The last time I had the pleasure of having a bit of a groove in the moo was in Maitland, 2012, when the likes of Public Enemy, City and Colour, Kimbra, The Maccabees, Kaiser Chiefs and Andrew WK headlined, amongst a plethora of other guns. Even looking back on the line up now, I wish I could go back and revisit it, harbouring a newfound appreciation for many of the artists.
Though this was only four years ago, the experience I underwent at Groovin’ this year was substantially different, producing a festival that has changed its market as the years have gone by. Thus, I present to you: how I, a twenty-three year old, realised that I was too old for Groovin’ The Moo.
As I walked through the front gates, I was met with a flurry of young people. This is one of the greatest things about Groovin’; being underage and living in a regional area must be two of the most inconvenient truths in Australia – but the festival tackles this notion head on, offering a refuge where they can experience the joys of music in a realm that is easily accessible. That’s always been the biggest strength of the festival – its celebration of regional Australia, putting forth the notion that music festivals shouldn’t simply be for those who are old enough to drink.
But, the mechanics of operating a music festival with an inherently young crowd inherently poses some problems. It’s of little debate that Triple J has undergone a distinct change in market these past few years; with the introduction of Double J to appease the more seasoned Triple J listeners, the station has been given the freedom to play noticeably more electronic dance music.
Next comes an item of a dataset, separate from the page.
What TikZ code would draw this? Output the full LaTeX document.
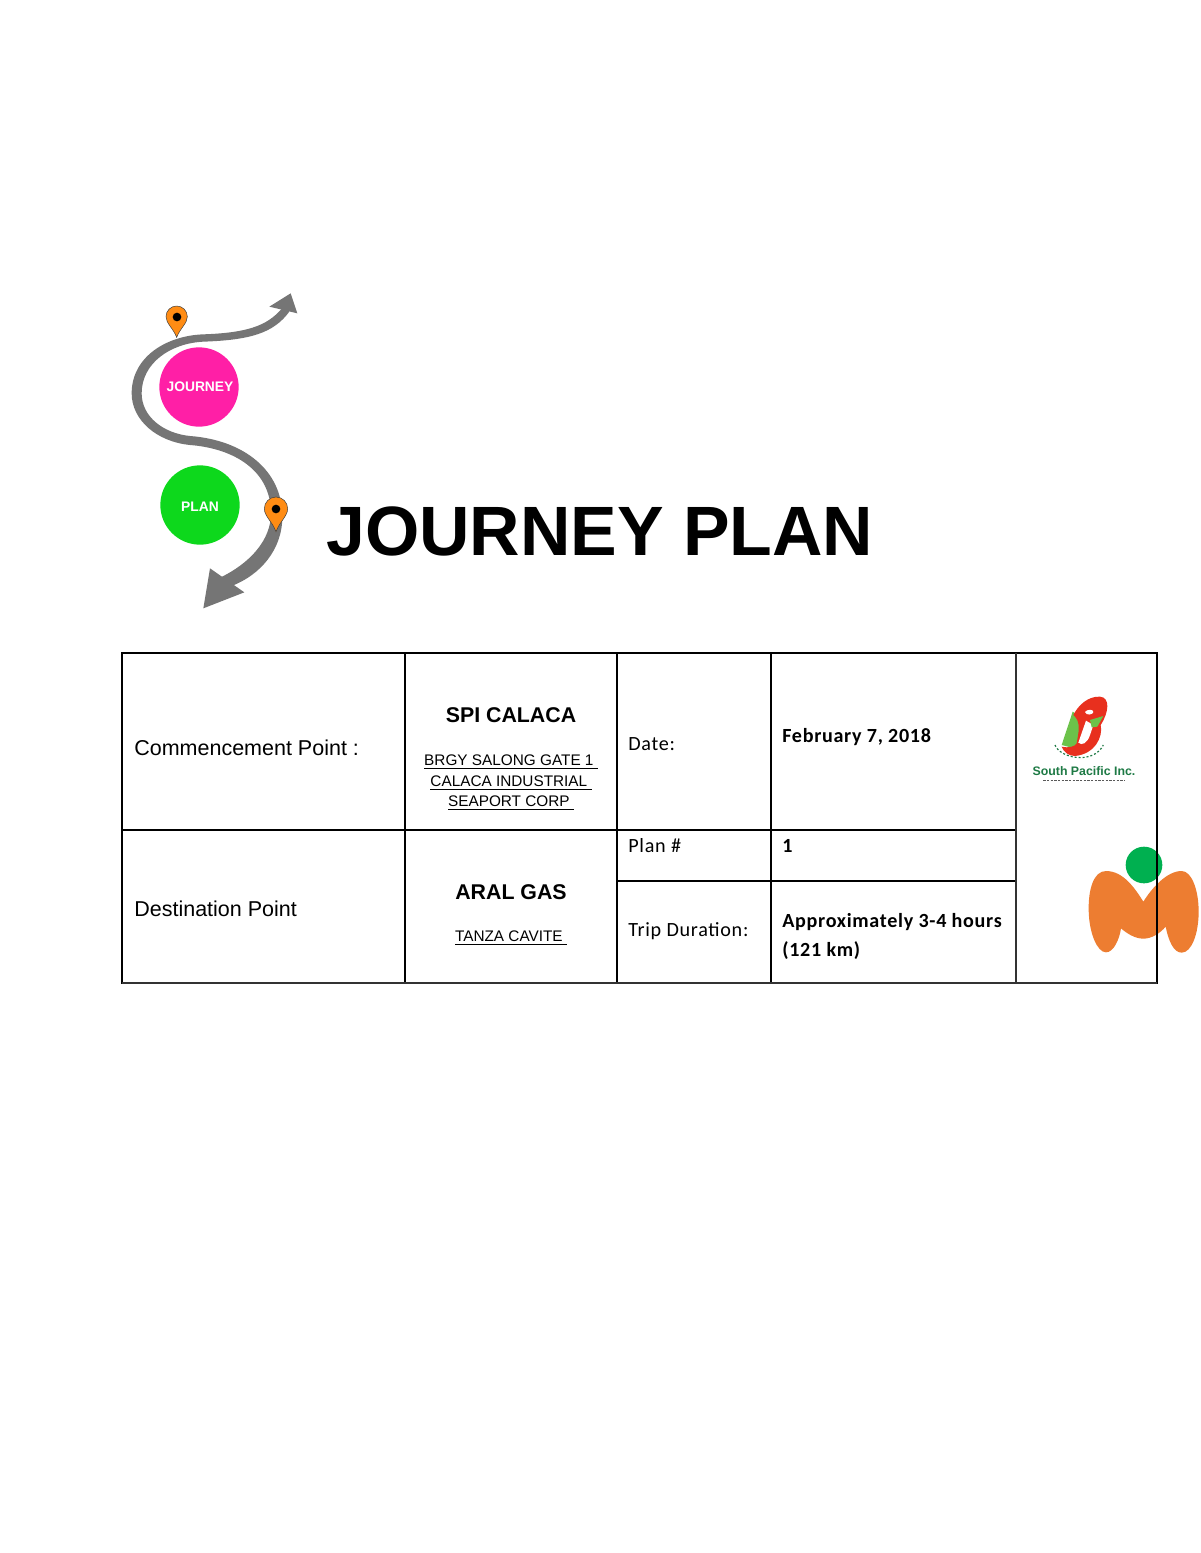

This sentiment has clearly been echoed onto the Groovin’ The Moo line up (which is supported primarily by Triple J and Channel V), curating a set of bands that don’t seem to fit into any one box. Melbourne indie rock heads British India played alongside the markedly different Vallis Alps, whilst Aussie folksters Boy & Bear lead directly into EDM queen Alison Wonderland.
One minute you would find yourself lying on the grass, soaking in some sweet melodies – the next moment, surrounded by dancing bindi-sporting girls who may or may not have been under the influence of illicit substances. The eclectic hotpot of bands provided an interesting experience as far as the range of punters, but for this writer, it made the festival slightly confusing.
Don’t get me wrong – I’m not here to climb aboard a musical high-horse, trolling on about the ‘old days’. Instead, I’m here to argue that Groovin’ The Moo is at its strongest when it showcases unique bands that blend these two, seemingly unrelated musical arenas together.
Take Canberra’s SAFIA for instance. From the moment that they stepped on stage, the audience was hypnotised by them. There was a definitive energy that was being radiated by them – being back in their hometown had brought with it a new confidence, giving them the complete ability to command a crowd of thousands. We were their slaves. Their careful mix of heavy bass lines, clever electronic production, and a voice that could make angels weep flourished in the festival environment, making it almost impossible to not get up off our asses and break down in little numbers that should have really been reserved for Dancing With The Stars – because in that moment, we were all stars.
By the time the warm afternoon sun had settled on our backs, crowds flooded into the Moolin Rouge tent for one of the most unique bands grown out of modern day Australia – Client Liaison. It’s difficult to encapsulate the raw energy that flows out of this band – every little miniscule of their live show is meticulously thought out; from oversized water coolers and office ferns on the stage, to the perfectly matching sequined outfits they donned (with coordinated dance moves too, of course).
They’re a band that is out to prove a point – that early 90s style synth pop can be cool (and even then, cool would be a gross understatement). As they pumped out tracks such as “Queen”, “End of the Earth”, “Feed The Rhythm”, and even a cover of Michael Jackson’s “Black and White”, young punters came rushing to the front, desperate to get closer to the enigmatic frontman Monte Morgan. Working the crowd in the palm of his hand, the live performance of Client Liaison far succeeds any expectations I held. It’s of little doubt that this was the act of the day.
As the sun went to bed and the day was coming to a close, I eagerly awaited perhaps one of my most anticipated acts of the day – RATATAT. After seeing them last year at Fairgrounds Festival, I was blown away. RATATAT are up there as one of the most innovative and breathtaking live shows I’ve ever come to experience – and I’ve experienced a lot.
I had great expectations for their set at Groovin’, yet a little doubt in my mind – there was no way they could possibly live up to their other live show, surely? Well, you guessed it – I was wrong. From the moment they walked on stage with their guitars in hand, the duo captivated audiences, leading some audience members to even climb up as high as tent could take them. I’m not one for advocating stupid behaviour, but this clearly exemplified the energy in the air – where else can it go but up?
Though there were a few acts that just didn’t do it for me (I still struggle to understand Alison Wonderland), what Groovin’ The Moo did succeed at was its curation of a range of artists that blend electronica and indie-rock, successfully filling the gap that laid between festival punters of the day. If they can keep this up and find artists that manage to satisfy both parties, they could create something really special, igniting the festival scene once again.